Pandas is the de-facto standard for data manipulation in python, which I personally love for its flexible syntax and interoperability. But Pandas has well-known drawbacks such as memory in-efficiency, inconsistent missing data handling and lacking multicore-support. Multiple open-source projects aim to solve those issues, the most interesting is Polars.
Polars uses Rust and Apache Arrow to win in all kinds of performance-benchmarks and evolves fast. But is it already stable enough to migrate an existing Pandas' codebase? And does it meet the high-expectations on query language flexibility of long-time Pandas-lovers?
In this talk, I will explain, how Polars can be that fast, and present my insights on where Polars shines and in which scenarios I stay with pandas (at least for now!)
Pandas and Polars are both popular open-source libraries for data manipulation and analysis in Python. While both libraries offer a range of powerful tools for working with data, there are several key differences that users should be aware of when choosing which library to use.
One of the main differences between Pandas and Polars is the way that they handle data processing and evaluation. Pandas uses a traditional, eager evaluation model, in which operations are immediately evaluated and the results are returned. In contrast, Polars offers optional lazy evaluation, which allows users to delay the evaluation of certain operations until they are actually needed. This can be especially useful for large or complex datasets, as it can improve performance by reducing the amount of data that needs to be processed at any given time.
Another key difference between the two libraries is the way they handle data storage and indexing. Pandas is built around a powerful indexing system that allows users to quickly access and manipulate specific rows or columns of data. However, this indexing system can be complex and can sometimes lead to slower performance. In contrast, Polars does not use indexes, which can simplify the underlying data structure and improve performance.
In terms of functionality, Pandas has a number of features that are not currently available in Polars. For example, Pandas offers built-in plotting functionality, which can be useful during explorative data analysis for visualizing and interpreting data. Additionally, Pandas has a much stronger integration in the PyData ecosystem and is more widely used in data analysis and scientific computing. This can make it easier for users to find resources and support when working with Pandas.
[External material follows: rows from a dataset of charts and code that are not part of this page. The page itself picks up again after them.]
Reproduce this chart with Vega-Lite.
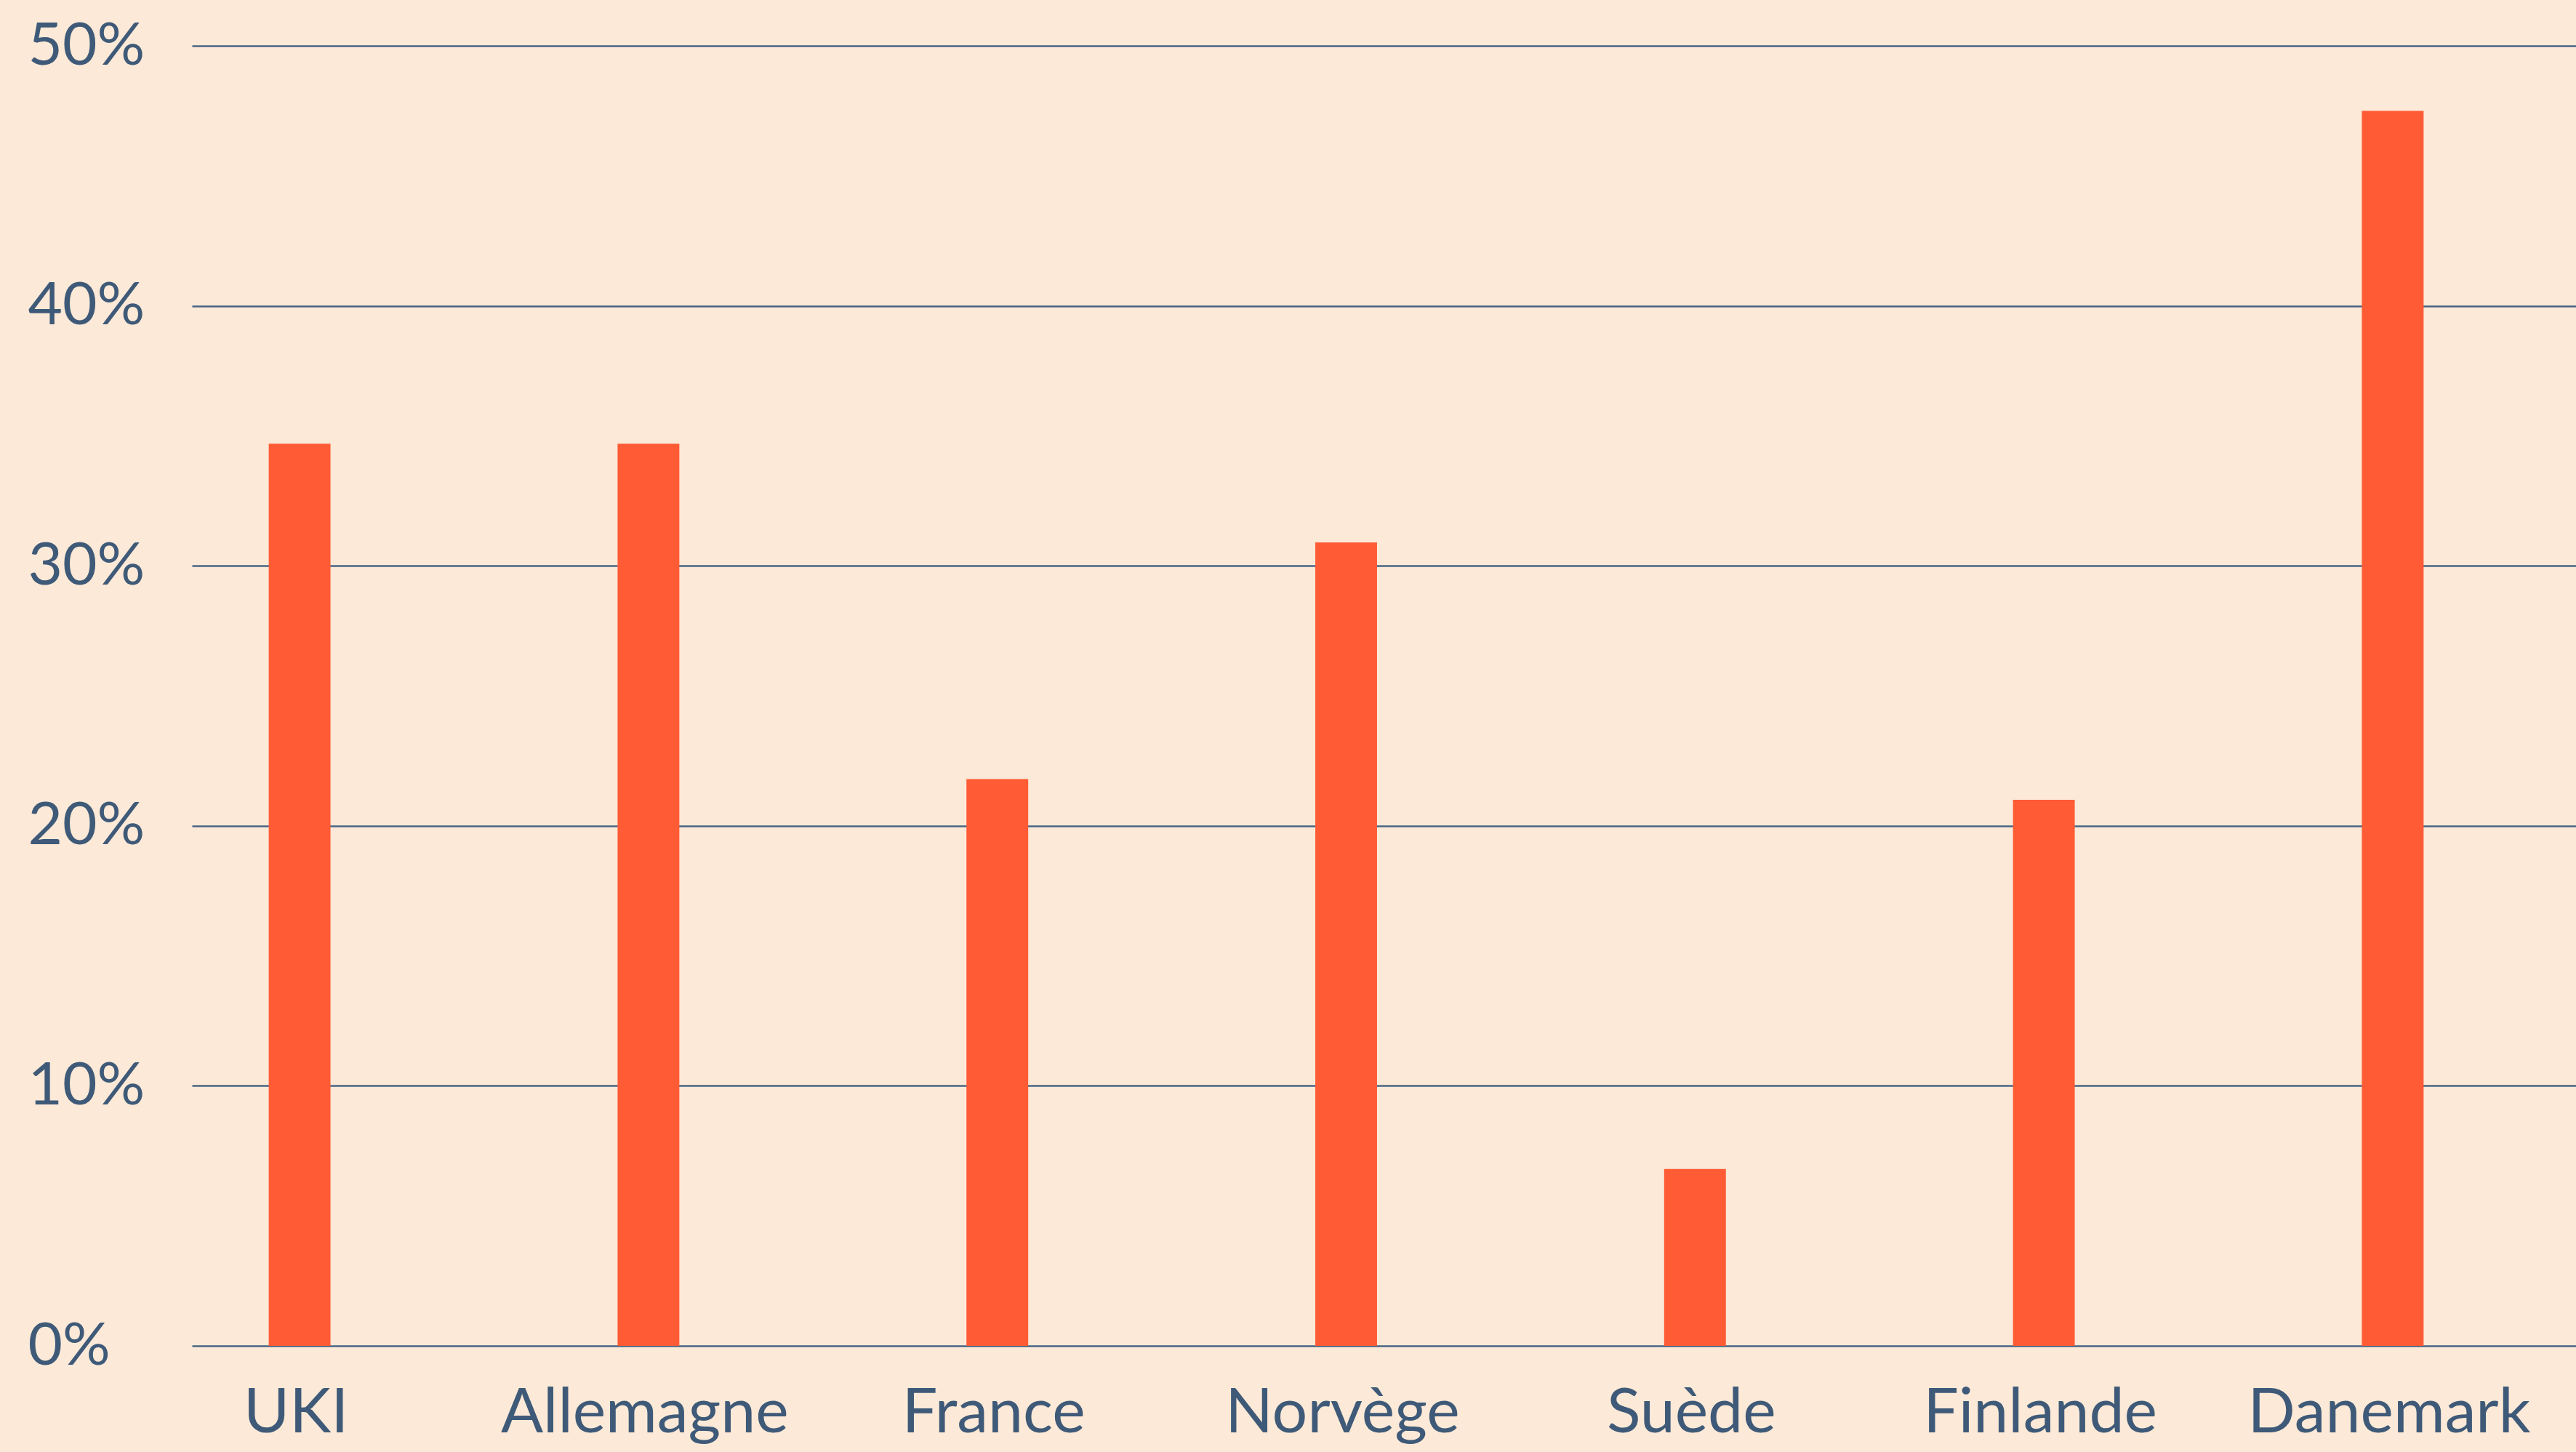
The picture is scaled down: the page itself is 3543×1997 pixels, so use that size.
{
  "$schema": "https://vega.github.io/schema/vega-lite/v6.json",
  "autosize": {"type": "none"},
  "width": 3279,
  "height": 1788,
  "padding": {"left": 264, "top": 63, "right": 0, "bottom": 146},
  "background": "#fce9d7",
  "config": {
    "view": {"stroke": null},
    "font": "Lato"
  },
  "data": {
    "values": [
      {"pays": "UKI", "part": 0.347},
      {"pays": "Allemagne", "part": 0.347},
      {"pays": "France", "part": 0.218},
      {"pays": "Norvège", "part": 0.309},
      {"pays": "Suède", "part": 0.068},
      {"pays": "Finlande", "part": 0.21},
      {"pays": "Danemark", "part": 0.475}
    ]
  },
  "mark": {"type": "bar", "color": "#ff5b35", "xOffset": -52},
  "encoding": {
    "x": {
      "field": "pays",
      "type": "nominal",
      "sort": null,
      "scale": {"paddingInner": 0.823, "paddingOuter": 0.3285},
      "axis": {
        "title": null,
        "domain": false,
        "ticks": false,
        "labelAngle": 0,
        "labelFontSize": 86,
        "labelColor": "#3f5a78",
        "labelPadding": 50,
        "labelOffset": -57,
        "labelLimit": 2000
      }
    },
    "y": {
      "field": "part",
      "type": "quantitative",
      "scale": {"domain": [0, 0.5], "nice": false},
      "axis": {
        "title": null,
        "format": ".0%",
        "values": [0, 0.1, 0.2, 0.3, 0.4, 0.5],
        "domain": false,
        "ticks": false,
        "tickSize": 0,
        "grid": true,
        "gridColor": "#4a6585",
        "gridWidth": 2.5,
        "gridOpacity": 1,
        "labelAlign": "left",
        "labelBaseline": "middle",
        "labelPadding": 226,
        "labelFontSize": 82,
        "labelColor": "#3f5a78"
      }
    }
  }
}
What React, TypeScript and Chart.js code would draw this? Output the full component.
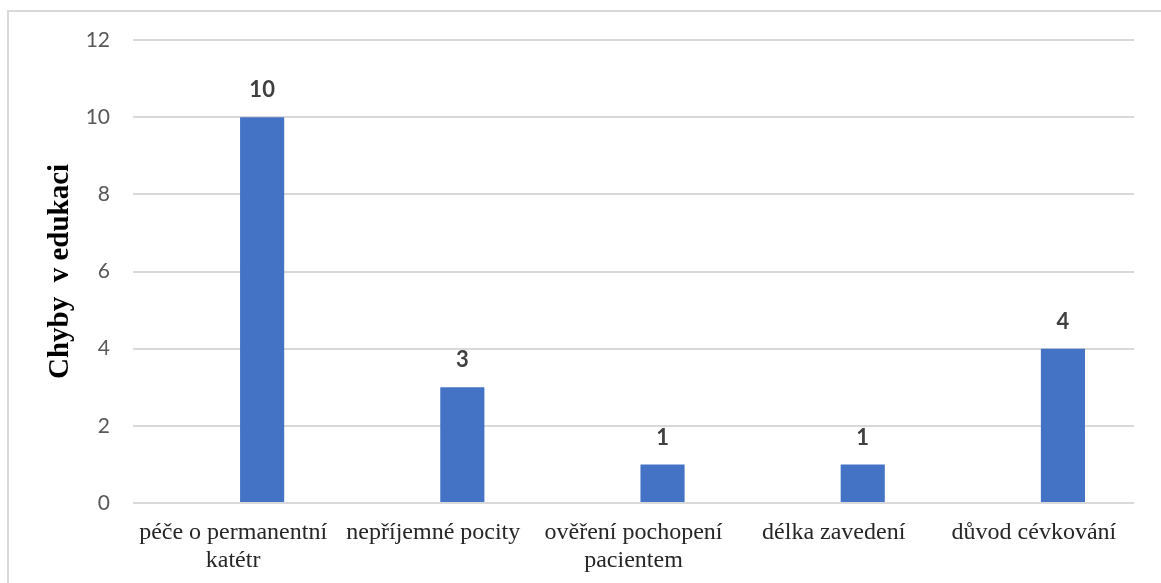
import React, { useEffect, useRef } from "react";
import { Chart, registerables } from "chart.js";

Chart.register(...registerables);

// Categories (multi-line labels) and error counts
const categories: (string | string[])[] = [
  ["péče o permanentní", "katétr"],
  "nepříjemné pocity",
  ["ověření pochopení", "pacientem"],
  "délka zavedení",
  "důvod cévkování",
];
const errorCounts: number[] = [10, 3, 1, 1, 4];
const emptySeries: (number | null)[] = [null, null, null, null, null];
const yTicks: number[] = [0, 2, 4, 6, 8, 10, 12];
const yTitle = "Chyby  v edukaci";

const WIDTH = 1161;
const HEIGHT = 583;

// Light frame around the whole chart
const framePlugin = {
  id: "frame",
  beforeDraw(chart: any) {
    const ctx = chart.ctx;
    ctx.save();
    ctx.fillStyle = "#ffffff";
    ctx.fillRect(0, 0, chart.width, chart.height);
    ctx.strokeStyle = "#d9d9d9";
    ctx.lineWidth = 2;
    ctx.strokeRect(8, 11, chart.width + 20, chart.height + 20);
    ctx.restore();
  },
};

// Value labels drawn above each bar
const valueLabelPlugin = {
  id: "valueLabels",
  afterDatasetsDraw(chart: any) {
    const ctx = chart.ctx;
    const meta = chart.getDatasetMeta(1);
    const data = chart.data.datasets[1].data;
    ctx.save();
    ctx.font = "bold 22px Lato, 'Open Sans', sans-serif";
    ctx.fillStyle = "#404040";
    ctx.textAlign = "center";
    ctx.textBaseline = "middle";
    meta.data.forEach((el: any, i: number) => {
      const v = data[i];
      if (v === null || v === undefined) return;
      ctx.fillText(String(v), el.x, el.y - 27);
    });
    ctx.restore();
  },
};

export default function App() {
  const canvasRef = useRef<HTMLCanvasElement | null>(null);

  useEffect(() => {
    if (!canvasRef.current) return;
    const chart = new Chart(canvasRef.current, {
      type: "bar",
      data: {
        labels: categories,
        datasets: [
          {
            label: "",
            data: emptySeries,
            backgroundColor: "#4472C4",
          },
          {
            label: "Chyby v edukaci",
            data: errorCounts,
            backgroundColor: "#4472C4",
          },
        ],
      },
      options: {
        animation: false,
        responsive: false,
        maintainAspectRatio: false,
        layout: { padding: { top: 40, right: 27, bottom: 0, left: 0 } },
        datasets: {
          bar: { categoryPercentage: 0.58, barPercentage: 0.76 },
        },
        plugins: {
          legend: { display: false },
          tooltip: { enabled: false },
          title: { display: false },
        },
        scales: {
          x: {
            grid: { display: false, drawTicks: false },
            border: { display: false },
            ticks: {
              color: "#262626",
              padding: 16,
              maxRotation: 0,
              autoSkip: false,
              font: { family: "'Liberation Serif', 'Times New Roman', serif", size: 24, lineHeight: 1.15 },
            },
            afterFit(scale: any) {
              scale.height = 80;
            },
          },
          y: {
            min: 0,
            max: 12,
            afterBuildTicks(scale: any) {
              scale.ticks = yTicks.map((v) => ({ value: v }));
            },
            grid: { color: "#d9d9d9", lineWidth: 2, drawTicks: false },
            border: { display: false },
            ticks: {
              color: "#595959",
              padding: 23,
              font: { family: "Lato, 'Open Sans', sans-serif", size: 21 },
            },
            title: {
              display: true,
              text: yTitle,
              color: "#000000",
              padding: { top: 46, bottom: 0 },
              font: { family: "'Liberation Serif', 'Times New Roman', serif", size: 29, weight: "bold", lineHeight: 1 },
            },
            afterFit(scale: any) {
              scale.width = 133;
            },
          },
        },
      },
      plugins: [framePlugin, valueLabelPlugin],
    });
    return () => chart.destroy();
  }, []);

  return (
    <div style={{ position: "fixed", left: 0, top: 0, width: WIDTH, height: HEIGHT }}>
      <canvas ref={canvasRef} width={WIDTH} height={HEIGHT} style={{ display: "block" }} />
    </div>
  );
}
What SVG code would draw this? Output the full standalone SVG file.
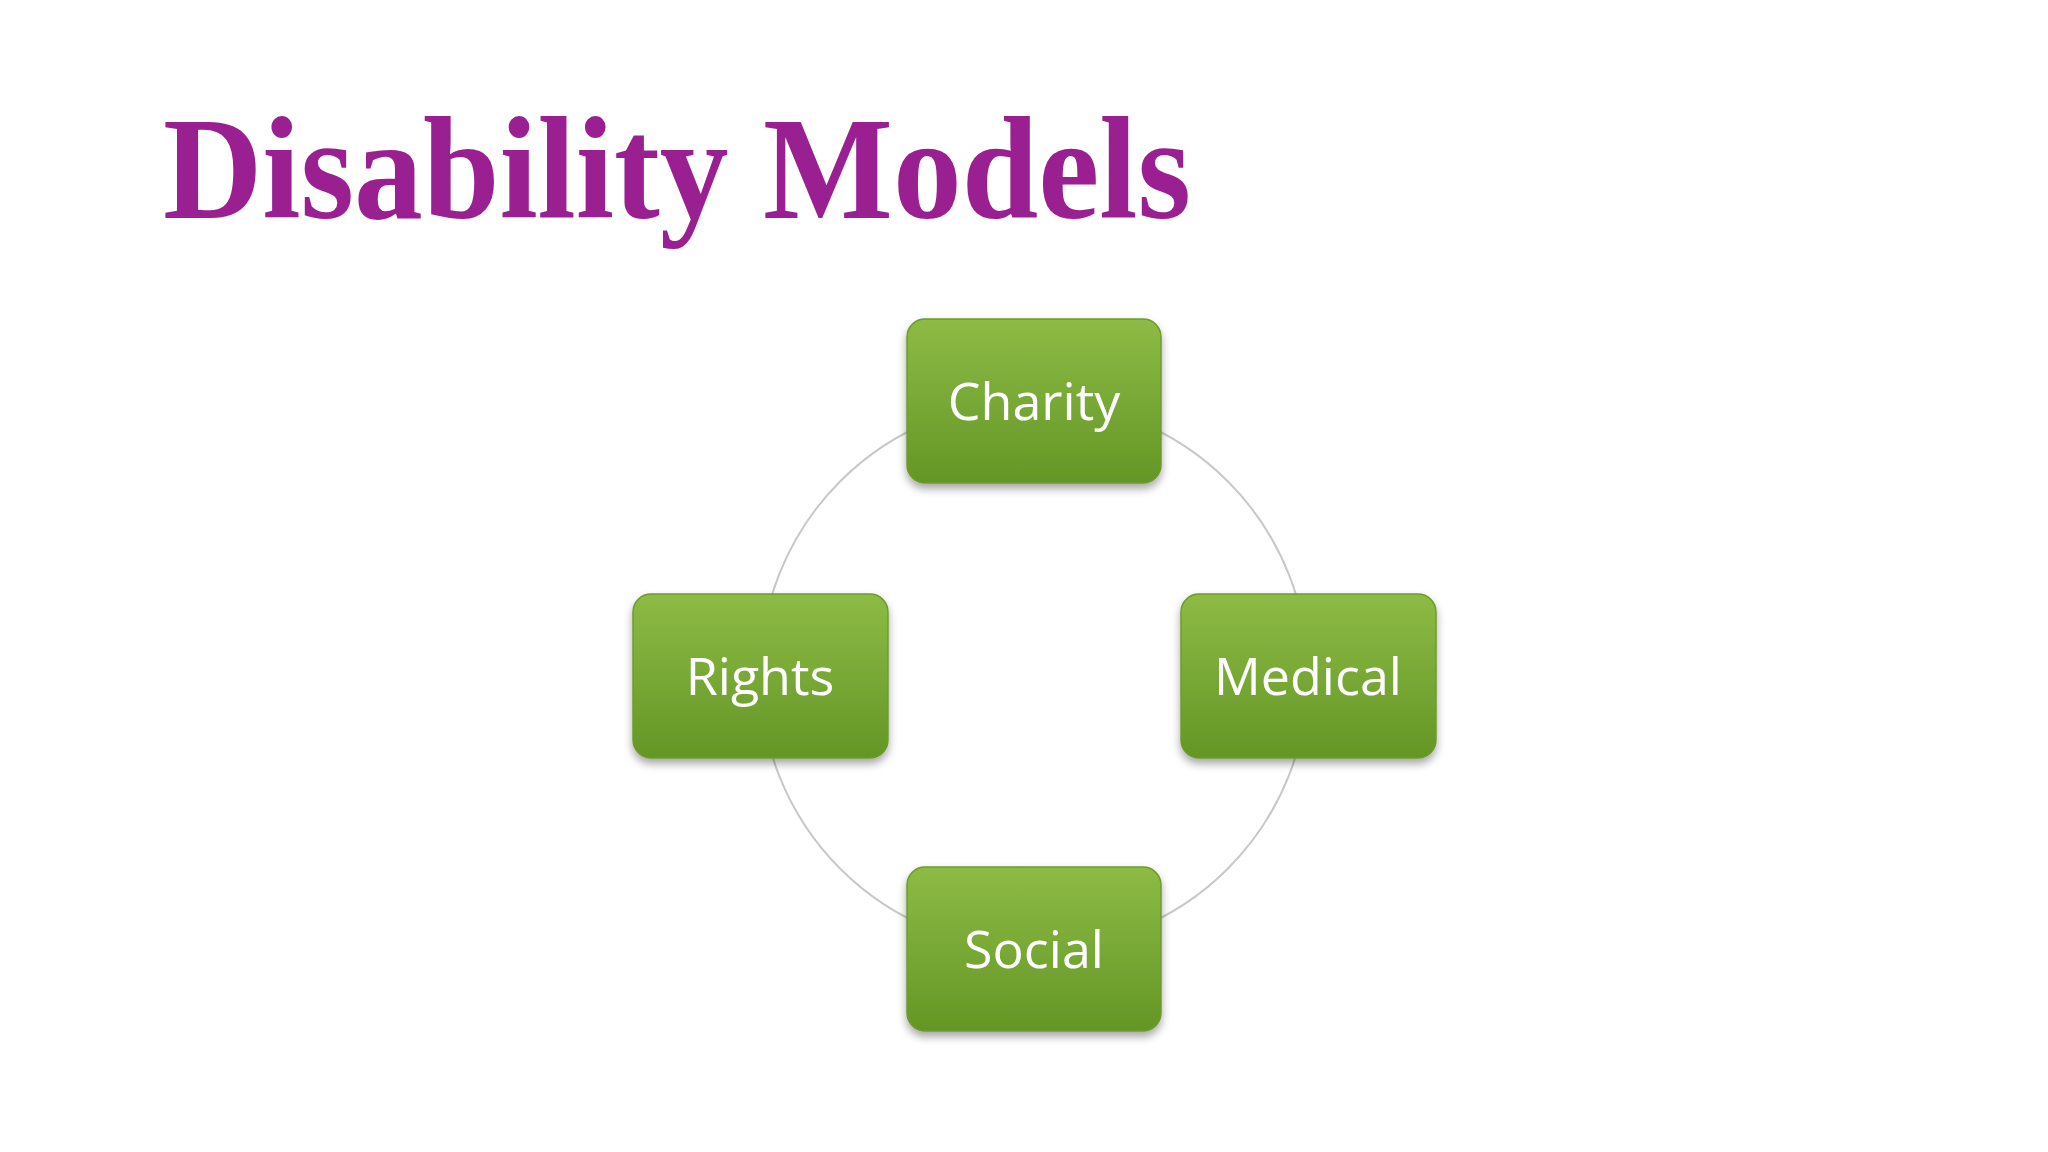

One notable difference between the two libraries is the syntax and API. Polars is inspired by the popular distributed computing library Apache Spark, but uses a column-based API in contrast to the row-based API within Spark. Generally the polar's syntax will be more familiar to spark users.
Overall, both Pandas and Polars are powerful libraries with a lot to offer for data manipulation and analysis in Python. Which library is the best choice will depend on the specific needs and goals of the user. By understanding the differences between the two libraries, users can make an informed decision about which one is best suited for their needs.